Today I need to do some shopping. I need clothes.

It's funny, how I used to buy things at thrift stores because I liked to wear vintage clothes. And, how now I shop there because I can't afford anything else.

I feel as though I wear the same nine or ten things over and over at work. Probably because I do. I got rid of all of my clothes a few months ago. That was back when I still wore a uniform at work. Back when I didn't need so many clothes.

In the studio it is dusty and full of exposed nails and splinters. Everybody there dresses down. And, now, all nine or ten articles of my clothing are dressed-down items. Due to exposure to the studio. Which is fine. I guess I've developed a sort of uniform there, too. The constant being holes, dust and smudges.

I think it's time that I enforce an idea that I had developed years ago. That is, wear only black and red clothing. That's it. Maybe white (but only touches of white, like a bit of white collar sticking out - though, crookedly, like I don't care). That way, everything goes together.

I got the idea from something I had read about Diana Vreeland when I was in the sixth grade. She only wore two or three colors. Of course, she was rich and eccentric. She did this because her jewelry (more acurately sculpture, that is, artifact, bones; maybe pieces of mummies - much of it gifts from various designers and, presumably, archeologists) required a blank canvass of sorts as a back drop.

Of course, my mom wouldn't hear of it.


And, of course, I currently have no need for a blank canvass. Nor anything remotely like a tiger tooth or antler in the way of jewelery. Not that it was ever about that.

I could pretend that I did, but really what would that achieve?

I'm not into deluding myself. Not even in the name of Diana Vreeland. No. Quite the opposite. I like to look right into the ugliest, hardest to confront parts of my mind. And sort of sit there. With a bottle of vodka. And a couple of kleenexes.

I think I'll do it.

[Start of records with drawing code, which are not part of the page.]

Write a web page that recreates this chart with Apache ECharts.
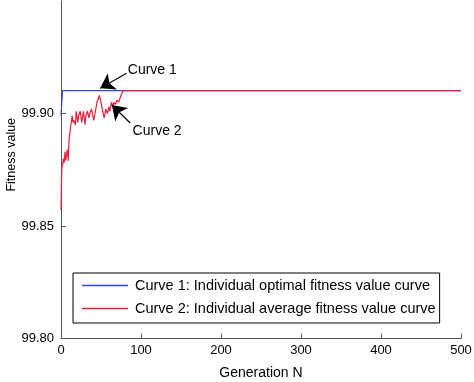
<!DOCTYPE html>
<html><head><meta charset="utf-8">
<script src="https://cdn.jsdelivr.net/npm/echarts@6/dist/echarts.min.js"></script>
<style>html,body{margin:0;padding:0;background:#fff}#c{width:474px;height:382px}</style>
</head><body><div id="c"></div>
<script>
// Data
var seriesNames = ['Curve 1: Individual optimal fitness value curve', 'Curve 2: Individual average fitness value curve'];
var curve1Gen = [0, 1, 2, 500];
var curve1Val = [99.899, 99.899, 99.9102, 99.9102];
var curve2Gen = [0, 1, 2, 3, 4, 5, 6, 7, 8, 9, 10, 12, 14, 15, 16, 18, 19, 21, 22, 24, 26, 28, 30, 31, 33, 35, 36, 38, 41, 43, 45, 48, 50, 51, 54, 56, 58, 60, 61, 63, 65, 66, 68, 70, 72, 74, 76, 78, 500];
var curve2Val = [99.857, 99.876, 99.877, 99.880, 99.878, 99.883, 99.879, 99.882, 99.884, 99.879, 99.888, 99.894, 99.899, 99.896, 99.897, 99.895, 99.901, 99.896, 99.899, 99.901, 99.896, 99.901, 99.895, 99.899, 99.901, 99.898, 99.900, 99.902, 99.897, 99.901, 99.905, 99.908, 99.905, 99.903, 99.898, 99.902, 99.900, 99.903, 99.901, 99.905, 99.903, 99.905, 99.904, 99.906, 99.905, 99.907, 99.909, 99.9102, 99.9102];
var xTicks = [0, 100, 200, 300, 400, 500];
var yTicks = [99.80, 99.85, 99.90, 99.95];
// annotations in data coords
var annotLabels = ['Curve 1', 'Curve 2'];
var annotText = [[83.5, 99.9193], [89.5, 99.8922]];
var annotTail = [[82, 99.9179], [86.5, 99.8958]];
var annotTip = [[49, 99.9112], [63.5, 99.9038]];

function zip(a, b) { return a.map(function (v, i) { return [v, b[i]]; }); }
var FONT = 'Liberation Sans, Arial, sans-serif';
var chart = echarts.init(document.getElementById('c'), null, {renderer: 'canvas'});
var markLines = annotTail.map(function (t, i) {
  return [{coord: t, symbol: 'none'}, {coord: annotTip[i], symbol: 'arrow'}];
});
var markPts = annotText.map(function (p, i) {
  return {coord: p, value: annotLabels[i]};
});
chart.setOption({
  animation: false,
  grid: {left: 61, right: 13, top: 1, bottom: 43.5, outerBoundsMode: 'none', containLabel: false},
  legend: {
    orient: 'vertical', left: 73, top: 273,
    data: seriesNames,
    icon: 'rect', itemWidth: 46, itemHeight: 1.5, itemGap: 8,
    padding: [5, 4, 7, 9],
    borderColor: '#000', borderWidth: 1,
    textStyle: {fontFamily: FONT, fontSize: 14.5, color: '#000', padding: [0, 0, 0, 2]}
  },
  xAxis: {
    type: 'value', min: xTicks[0], max: xTicks[xTicks.length - 1], interval: 100,
    name: 'Generation N', nameLocation: 'middle', nameGap: 28, nameMoveOverlap: false,
    nameTextStyle: {fontFamily: FONT, fontSize: 14, color: '#000'},
    axisLine: {show: true, onZero: false, lineStyle: {color: '#555', width: 1}},
    axisTick: {show: true, inside: true, length: 5, lineStyle: {color: '#555'}},
    axisLabel: {fontFamily: FONT, fontSize: 13, color: '#000', margin: 5},
    splitLine: {show: false}
  },
  yAxis: {
    type: 'value', min: yTicks[0], max: yTicks[yTicks.length - 1], interval: 0.05,
    name: 'Fitness value', nameLocation: 'middle', nameGap: 43, nameRotate: 90, nameMoveOverlap: false,
    nameTextStyle: {fontFamily: FONT, fontSize: 12.5, color: '#000', padding: [0, 0, 0, 30]},
    axisLine: {show: true, onZero: false, lineStyle: {color: '#555', width: 1}},
    axisTick: {show: true, inside: true, length: 5, lineStyle: {color: '#555'}},
    axisLabel: {fontFamily: FONT, fontSize: 13, color: '#000', margin: 7, showMaxLabel: false,
      formatter: function (v) { return v.toFixed(2); }},
    splitLine: {show: false}
  },
  series: [
    {
      name: seriesNames[0], type: 'line', data: zip(curve1Gen, curve1Val),
      symbol: 'none', lineStyle: {color: '#3347d8', width: 1.2}, itemStyle: {color: '#3347d8'}
    },
    {
      name: seriesNames[1], type: 'line', data: zip(curve2Gen, curve2Val),
      symbol: 'none', lineStyle: {color: '#ec1c3a', width: 1.2}, itemStyle: {color: '#ec1c3a'},
      markLine: {
        silent: true, symbolSize: 14, precision: 4,
        lineStyle: {color: '#000', width: 1.2, type: 'solid'},
        itemStyle: {color: '#000'},
        label: {show: false},
        data: markLines
      },
      markPoint: {
        symbol: 'circle', symbolSize: 0,
        label: {show: true, position: 'right', distance: 0, color: '#000', fontFamily: FONT, fontSize: 14,
          formatter: function (p) { return p.value; }},
        data: markPts
      }
    }
  ]
});
</script></body></html>
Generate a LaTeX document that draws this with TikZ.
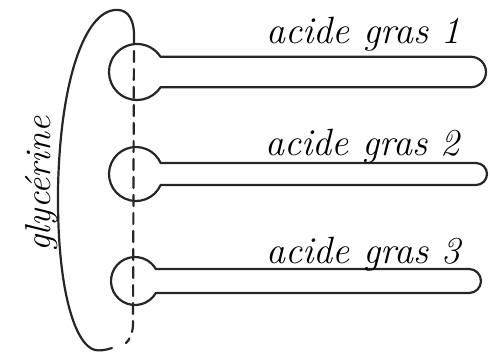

The red and black thing.

"..becoming a caricature of oneself, that is, reducing the personality (as one might a red sauce) to a tincture of "persona" is every woman's priveledge, if not duty ..especially as she gets to be in her late thiries.. think Bette Davis.. think Endora from Bewitched.. those women didn't get that way overnight.."

So true.

If only I had a penny for each time I've been so instructed.